Agora, João Lourenço, pelo contrário, “procurou criar novas redes, pediu adesão do país à Commonwealth, faz parte da Francophonie , como observador, portanto está a querer dar mais atenção ao que o mundo exterior diz”.

Perdida a expectativa e esvaziado o balão do entusiasmo, sobretudo depois de em 2018 ter começado “com as grandes demissões”, que levaram a população a galvanizar-se “mesmo sem comida”, veio a desilusão e o descontentamento com a política económica e a austeridade imposta pelo Fundo Monetário Internacional. 

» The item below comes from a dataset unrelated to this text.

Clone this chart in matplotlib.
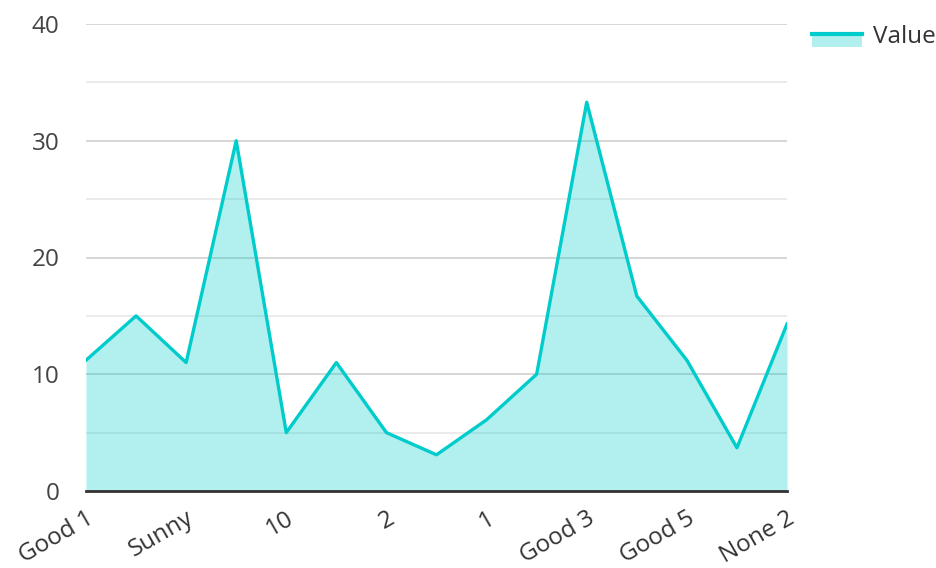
import matplotlib
matplotlib.use("Agg")
import matplotlib.pyplot as plt
from matplotlib.patches import Patch, Rectangle
from matplotlib.lines import Line2D
from matplotlib.legend_handler import HandlerPatch, HandlerTuple
from matplotlib.ticker import MultipleLocator

# categories (only every other one is labelled on the axis)
categories = ["Good 1", "Bad 1", "Sunny", "Cloudy", "10", "5", "2", "3",
              "1", "Good 2", "Good 3", "Good 4", "Good 5", "None 1", "None 2"]
values = [11.2, 15.0, 11.0, 30.0, 5.0, 11.0, 5.0, 3.1,
          6.1, 10.0, 33.3, 16.7, 11.2, 3.7, 14.3]
series_name = "Value"

LINE = "#00cccc"
TEXT = "#444444"
FS = 17.5

plt.rcParams["font.family"] = ["Open Sans", "DejaVu Sans"]

fig = plt.figure(figsize=(9.37, 5.68), dpi=100)
ax = fig.add_axes([86 / 937, 77 / 568, 701 / 937, 467 / 568])

xs = list(range(len(categories)))
ax.fill_between(xs, values, 0, color=LINE, alpha=0.3, linewidth=0, zorder=2)
ax.plot(xs, values, color=LINE, linewidth=2.4, zorder=3)

ax.set_xlim(0, len(categories) - 1)
ax.set_ylim(0, 40)
ax.yaxis.set_major_locator(MultipleLocator(10))
ax.yaxis.set_minor_locator(MultipleLocator(5))
ax.grid(which="major", axis="y", color="#cccccc", linewidth=1.1, zorder=1)
ax.grid(which="minor", axis="y", color="#e6e6e6", linewidth=1.1, zorder=1)
ax.set_axisbelow(True)

ax.set_xticks(xs[::2])
ax.set_xticklabels(categories[::2], rotation=30, ha="right",
                   rotation_mode="anchor", fontsize=FS, color="#333333")
ax.tick_params(axis="x", length=0, pad=11)
ax.tick_params(axis="y", which="both", length=0, pad=19, labelsize=FS,
               labelcolor=TEXT)

for s in ["top", "right", "left"]:
    ax.spines[s].set_visible(False)
ax.spines["bottom"].set_color("#333333")
ax.spines["bottom"].set_linewidth(2)
ax.spines["bottom"].set_zorder(4)


# legend swatch: fill below, line on top
def lower_fill(legend, orig_handle, xdescent, ydescent, width, height, fontsize):
    return Rectangle((-xdescent, -ydescent - 0.25 * height), width, 0.75 * height)


handle = (Patch(facecolor=LINE, alpha=0.3, edgecolor="none"),
          Line2D([], [], color=LINE, linewidth=3))
fig.legend([handle], [series_name], loc="upper left",
           bbox_to_anchor=(812 / 937, 1 - 25 / 568), frameon=False,
           borderpad=0, borderaxespad=0,
           fontsize=FS, handlelength=2.05, handletextpad=0.45,
           labelcolor="#333333",
           handler_map={tuple: HandlerTuple(ndivide=1),
                        Patch: HandlerPatch(patch_func=lower_fill)})

fig.savefig("out.png", dpi=100)
plt.close(fig)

“Essas políticas, são, como sabemos contraccionistas, isto é, acentuam as recessões, porque têm de se subir os impostos, diminuir a despesa”, o que levou o Governo a apertar o cinto e “apertou bastante”, afirmou Rui Verde, que é director de investigação do CEDESA, grupo de académicos que estuda assuntos económicos e políticos da África Austral, nomeadamente de Angola.

Mas é normal que antes das eleições, o Presidente acabe por aliviar um pouco o cinto, de modo a diminuir a impopularidade das suas políticas e mobilizar o eleitorado para votar no MPLA.

“Há folga orçamental para isso”, afirmou, porque a dívida foi “razoavelmente bem negociada” com a China, “a base tributária angolana foi efectivamente alargada e ainda há o dinheiro do fundo soberano, que está a ser utilizado no PIM, uma espécie de plano de investimento municipal, que tem sido gerido um bocado atabalhoadamente, mas acredito que vai ser gerido com mais atenção”.

Portanto, defendeu, “há folga orçamental para neste ano e meio João Lourenço poder dar um empurrão para a população ficar minimamente confiante”.

Por outro lado, “é muito provável” que o famoso plano de combate à corrupção possa ser acelerado, para que se apresentem resultados.

“Há processos a chegar ao fim e outros que terão de começar, como os mais importantes, ligados ao Manuel Vicente, ao Kopelipa [o general Hélder Vieira Dias], Dino [o general Leopoldino do Nascimento] que têm de ter um desenlace. Não podem estar em banho-maria o tempo inteiro. Portanto, é possível que a parte do combate à corrupção tenha uma forte aceleração”, afirmou Rui Santos Verde.